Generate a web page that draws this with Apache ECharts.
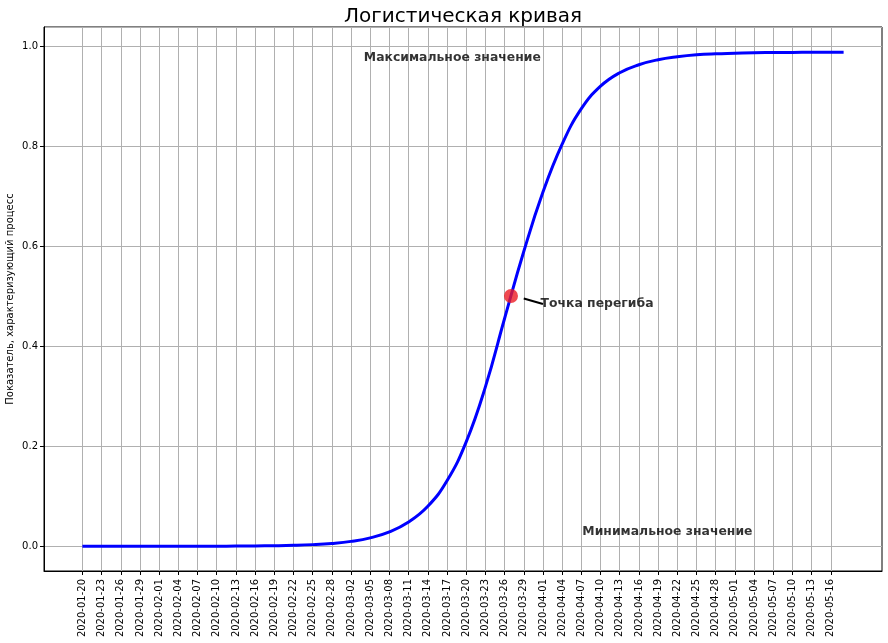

==

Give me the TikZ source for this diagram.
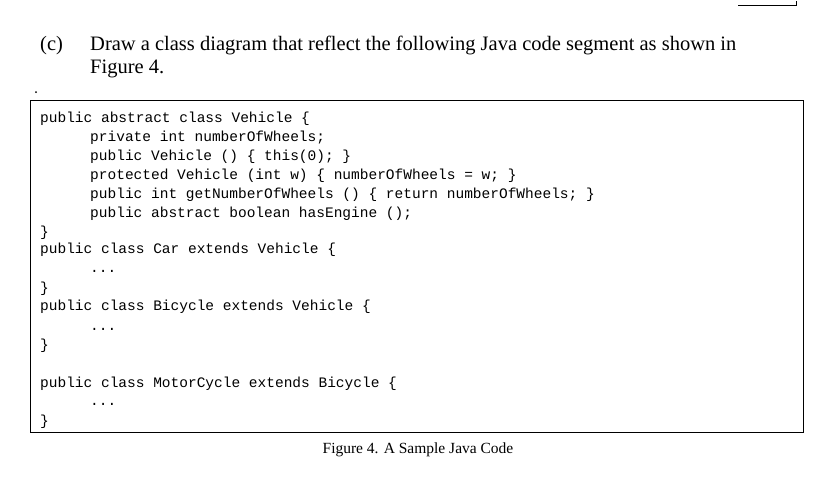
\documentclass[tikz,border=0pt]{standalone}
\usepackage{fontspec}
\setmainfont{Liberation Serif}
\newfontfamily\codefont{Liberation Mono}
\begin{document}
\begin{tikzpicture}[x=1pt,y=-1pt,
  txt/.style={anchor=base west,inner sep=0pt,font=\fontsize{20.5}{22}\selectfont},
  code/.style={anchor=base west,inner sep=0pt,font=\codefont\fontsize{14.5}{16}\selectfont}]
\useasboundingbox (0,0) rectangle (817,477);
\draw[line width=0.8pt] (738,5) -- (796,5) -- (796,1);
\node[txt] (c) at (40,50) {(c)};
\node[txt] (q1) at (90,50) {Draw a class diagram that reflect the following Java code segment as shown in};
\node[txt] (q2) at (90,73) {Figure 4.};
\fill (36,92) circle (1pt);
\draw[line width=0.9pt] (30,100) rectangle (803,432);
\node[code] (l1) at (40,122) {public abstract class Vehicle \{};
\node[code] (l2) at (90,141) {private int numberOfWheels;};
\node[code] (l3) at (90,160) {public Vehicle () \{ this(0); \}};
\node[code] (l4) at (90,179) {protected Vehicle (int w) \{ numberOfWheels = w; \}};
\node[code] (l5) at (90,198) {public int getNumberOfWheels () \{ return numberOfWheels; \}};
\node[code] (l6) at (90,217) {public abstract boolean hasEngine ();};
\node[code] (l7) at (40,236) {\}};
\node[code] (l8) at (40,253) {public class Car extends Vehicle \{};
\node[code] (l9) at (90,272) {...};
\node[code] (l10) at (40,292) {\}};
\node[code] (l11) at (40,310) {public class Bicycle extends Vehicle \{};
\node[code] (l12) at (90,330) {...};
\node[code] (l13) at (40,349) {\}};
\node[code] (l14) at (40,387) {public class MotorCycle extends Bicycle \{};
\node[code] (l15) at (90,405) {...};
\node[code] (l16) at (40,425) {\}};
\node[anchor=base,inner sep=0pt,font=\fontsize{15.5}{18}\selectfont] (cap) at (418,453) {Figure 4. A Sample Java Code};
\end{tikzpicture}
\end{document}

Problem to solve: Look through the material above. Copy each line where the word "that" appears.

Task answer:
Generate a web page that draws this with Apache ECharts.
\node[txt] (q1) at (90,50) {Draw a class diagram that reflect the following Java code segment as shown in};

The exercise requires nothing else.